## WRITTEN EXERCISE
In the material below, list every line carrying the string "with".

## Plotting code records

········

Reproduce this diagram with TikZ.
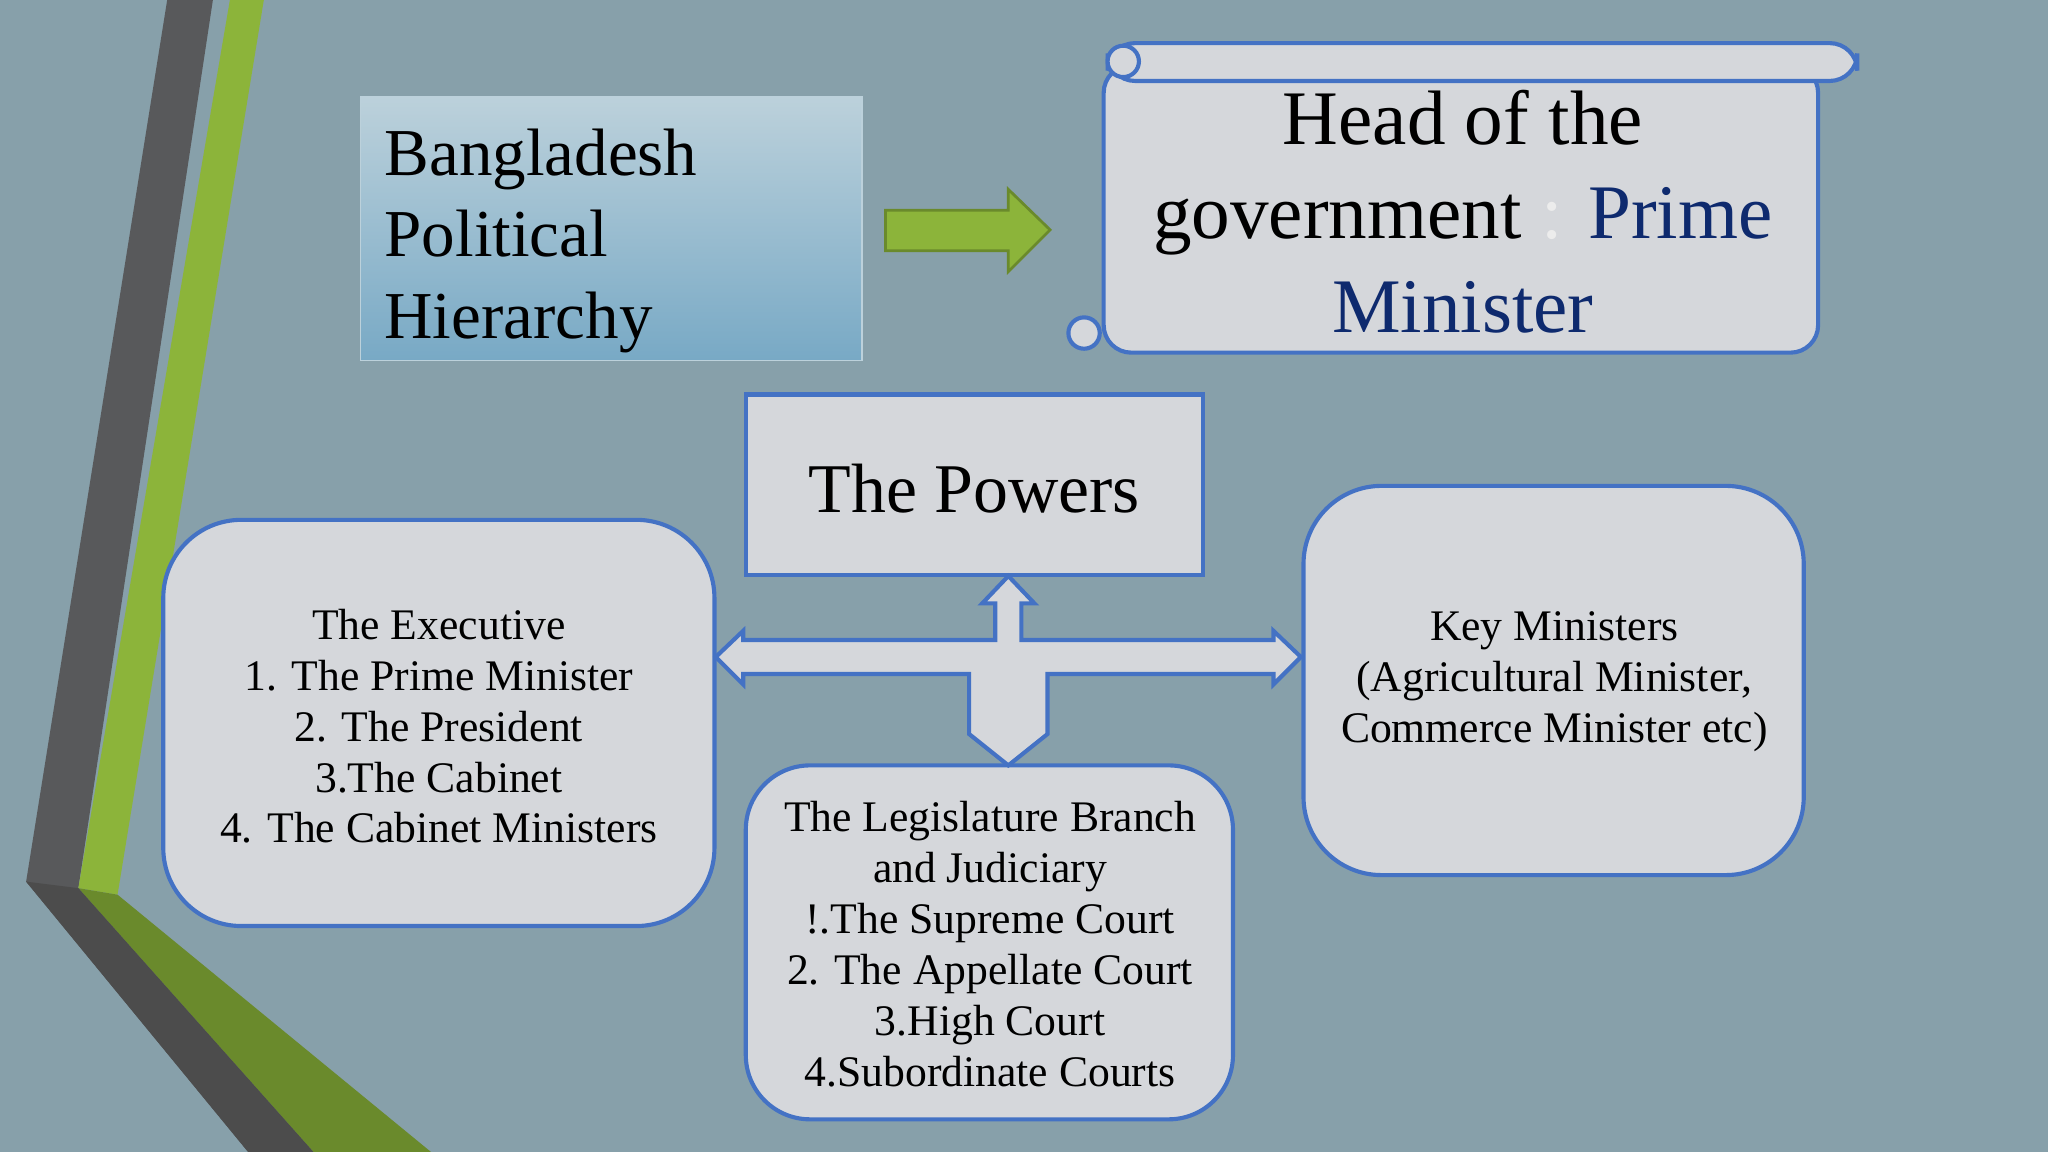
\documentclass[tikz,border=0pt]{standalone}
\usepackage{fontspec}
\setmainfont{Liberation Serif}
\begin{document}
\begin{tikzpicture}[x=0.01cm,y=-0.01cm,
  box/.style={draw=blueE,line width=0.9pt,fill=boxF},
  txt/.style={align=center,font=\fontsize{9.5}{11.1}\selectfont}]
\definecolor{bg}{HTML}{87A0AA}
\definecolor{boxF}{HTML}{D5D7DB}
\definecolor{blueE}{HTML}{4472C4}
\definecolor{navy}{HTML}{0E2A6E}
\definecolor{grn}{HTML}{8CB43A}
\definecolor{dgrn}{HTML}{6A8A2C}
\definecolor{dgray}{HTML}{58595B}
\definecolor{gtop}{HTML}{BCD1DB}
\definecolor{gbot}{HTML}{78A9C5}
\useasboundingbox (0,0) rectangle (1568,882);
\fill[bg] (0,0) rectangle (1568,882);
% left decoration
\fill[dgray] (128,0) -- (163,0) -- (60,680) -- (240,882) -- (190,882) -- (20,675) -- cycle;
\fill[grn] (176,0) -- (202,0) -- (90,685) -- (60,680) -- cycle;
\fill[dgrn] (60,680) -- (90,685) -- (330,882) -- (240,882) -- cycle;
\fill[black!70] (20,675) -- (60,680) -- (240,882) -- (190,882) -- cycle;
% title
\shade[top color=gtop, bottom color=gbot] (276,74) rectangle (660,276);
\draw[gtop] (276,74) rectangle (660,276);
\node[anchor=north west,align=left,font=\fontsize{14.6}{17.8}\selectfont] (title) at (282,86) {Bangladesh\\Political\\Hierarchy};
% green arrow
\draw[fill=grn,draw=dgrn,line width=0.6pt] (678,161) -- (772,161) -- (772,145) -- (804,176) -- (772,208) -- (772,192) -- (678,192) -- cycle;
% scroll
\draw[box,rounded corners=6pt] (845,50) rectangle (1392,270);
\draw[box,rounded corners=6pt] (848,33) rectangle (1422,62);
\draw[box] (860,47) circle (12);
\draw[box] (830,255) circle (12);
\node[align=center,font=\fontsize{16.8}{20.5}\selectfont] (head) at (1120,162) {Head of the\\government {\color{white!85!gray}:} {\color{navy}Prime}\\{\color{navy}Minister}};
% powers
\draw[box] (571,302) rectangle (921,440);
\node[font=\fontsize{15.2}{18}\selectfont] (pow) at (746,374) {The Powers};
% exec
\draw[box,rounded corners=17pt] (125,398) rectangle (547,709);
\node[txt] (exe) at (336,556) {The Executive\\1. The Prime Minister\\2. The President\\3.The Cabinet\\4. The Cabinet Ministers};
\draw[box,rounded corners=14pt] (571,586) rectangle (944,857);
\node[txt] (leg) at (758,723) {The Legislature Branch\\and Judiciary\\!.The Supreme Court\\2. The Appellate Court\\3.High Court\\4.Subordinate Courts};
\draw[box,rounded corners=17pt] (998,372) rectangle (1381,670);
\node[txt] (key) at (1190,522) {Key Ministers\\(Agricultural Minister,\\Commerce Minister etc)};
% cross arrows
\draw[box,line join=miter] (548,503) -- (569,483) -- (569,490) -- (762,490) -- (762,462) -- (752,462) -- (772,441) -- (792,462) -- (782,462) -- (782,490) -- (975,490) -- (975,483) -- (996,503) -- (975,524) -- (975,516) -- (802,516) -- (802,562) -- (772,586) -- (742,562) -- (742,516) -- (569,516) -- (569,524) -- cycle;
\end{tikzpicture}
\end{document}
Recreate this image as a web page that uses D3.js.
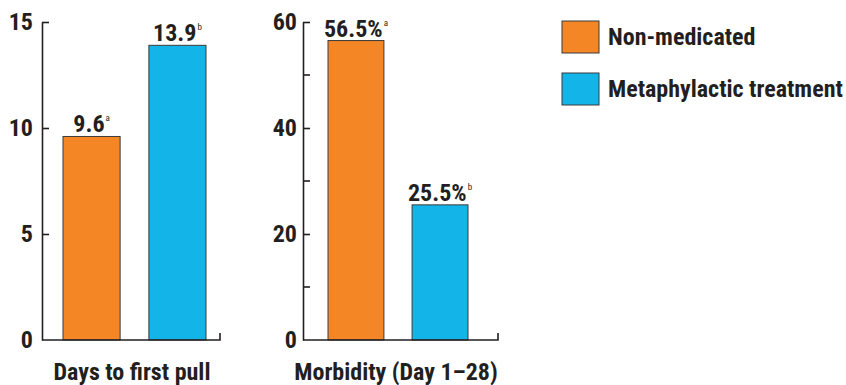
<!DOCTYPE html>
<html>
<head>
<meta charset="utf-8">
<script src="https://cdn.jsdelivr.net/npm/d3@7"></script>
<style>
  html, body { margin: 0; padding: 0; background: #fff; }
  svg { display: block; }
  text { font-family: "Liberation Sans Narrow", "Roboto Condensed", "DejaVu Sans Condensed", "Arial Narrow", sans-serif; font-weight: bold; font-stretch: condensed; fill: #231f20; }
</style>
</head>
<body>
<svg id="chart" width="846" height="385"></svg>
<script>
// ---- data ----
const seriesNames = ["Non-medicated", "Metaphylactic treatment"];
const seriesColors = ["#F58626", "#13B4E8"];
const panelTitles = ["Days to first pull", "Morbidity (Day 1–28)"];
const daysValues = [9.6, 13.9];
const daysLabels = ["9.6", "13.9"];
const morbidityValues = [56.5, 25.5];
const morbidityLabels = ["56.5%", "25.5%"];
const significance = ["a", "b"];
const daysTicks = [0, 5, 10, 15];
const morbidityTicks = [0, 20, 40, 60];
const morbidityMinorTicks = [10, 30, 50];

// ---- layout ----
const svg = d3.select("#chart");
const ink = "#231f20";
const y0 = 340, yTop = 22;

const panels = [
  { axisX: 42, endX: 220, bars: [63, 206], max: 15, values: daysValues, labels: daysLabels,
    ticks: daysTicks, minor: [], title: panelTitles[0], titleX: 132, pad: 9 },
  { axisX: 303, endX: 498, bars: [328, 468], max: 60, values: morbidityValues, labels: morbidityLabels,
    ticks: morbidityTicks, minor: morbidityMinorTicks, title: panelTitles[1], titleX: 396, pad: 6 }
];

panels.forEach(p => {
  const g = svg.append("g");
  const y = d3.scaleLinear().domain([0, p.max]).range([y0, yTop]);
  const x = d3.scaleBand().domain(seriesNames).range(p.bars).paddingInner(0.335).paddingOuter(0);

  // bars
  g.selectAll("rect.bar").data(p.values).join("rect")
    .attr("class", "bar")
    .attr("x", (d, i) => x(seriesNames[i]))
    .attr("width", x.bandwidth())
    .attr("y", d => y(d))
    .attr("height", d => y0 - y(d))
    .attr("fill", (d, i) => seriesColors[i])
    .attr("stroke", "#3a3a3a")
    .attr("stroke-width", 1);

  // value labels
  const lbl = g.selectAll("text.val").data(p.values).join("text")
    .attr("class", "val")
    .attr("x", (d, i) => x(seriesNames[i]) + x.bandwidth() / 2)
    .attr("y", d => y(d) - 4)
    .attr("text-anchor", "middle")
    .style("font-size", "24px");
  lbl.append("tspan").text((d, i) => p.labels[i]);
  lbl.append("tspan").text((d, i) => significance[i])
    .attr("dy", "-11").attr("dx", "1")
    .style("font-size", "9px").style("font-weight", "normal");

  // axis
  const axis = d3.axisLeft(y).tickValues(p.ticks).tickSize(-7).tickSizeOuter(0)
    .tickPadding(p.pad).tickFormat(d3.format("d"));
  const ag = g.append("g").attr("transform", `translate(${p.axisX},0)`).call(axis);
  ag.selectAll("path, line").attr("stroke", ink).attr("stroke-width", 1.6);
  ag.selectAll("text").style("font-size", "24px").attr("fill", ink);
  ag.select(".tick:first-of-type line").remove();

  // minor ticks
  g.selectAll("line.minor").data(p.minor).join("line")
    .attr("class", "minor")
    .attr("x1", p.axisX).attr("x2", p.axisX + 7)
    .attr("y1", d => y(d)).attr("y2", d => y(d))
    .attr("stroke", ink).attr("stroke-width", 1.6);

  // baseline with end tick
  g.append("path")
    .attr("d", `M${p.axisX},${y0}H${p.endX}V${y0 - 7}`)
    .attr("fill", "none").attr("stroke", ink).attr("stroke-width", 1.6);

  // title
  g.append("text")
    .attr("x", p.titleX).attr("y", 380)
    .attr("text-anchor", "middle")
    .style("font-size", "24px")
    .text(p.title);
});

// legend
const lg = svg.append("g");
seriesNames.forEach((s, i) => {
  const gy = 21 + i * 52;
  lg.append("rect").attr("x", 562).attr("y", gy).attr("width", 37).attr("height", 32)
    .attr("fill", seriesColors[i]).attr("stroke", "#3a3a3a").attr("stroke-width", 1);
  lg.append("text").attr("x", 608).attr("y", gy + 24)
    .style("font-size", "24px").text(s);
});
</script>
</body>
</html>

········

## COMPLETED TASK
Reproduce this diagram with TikZ.
  // baseline with end tick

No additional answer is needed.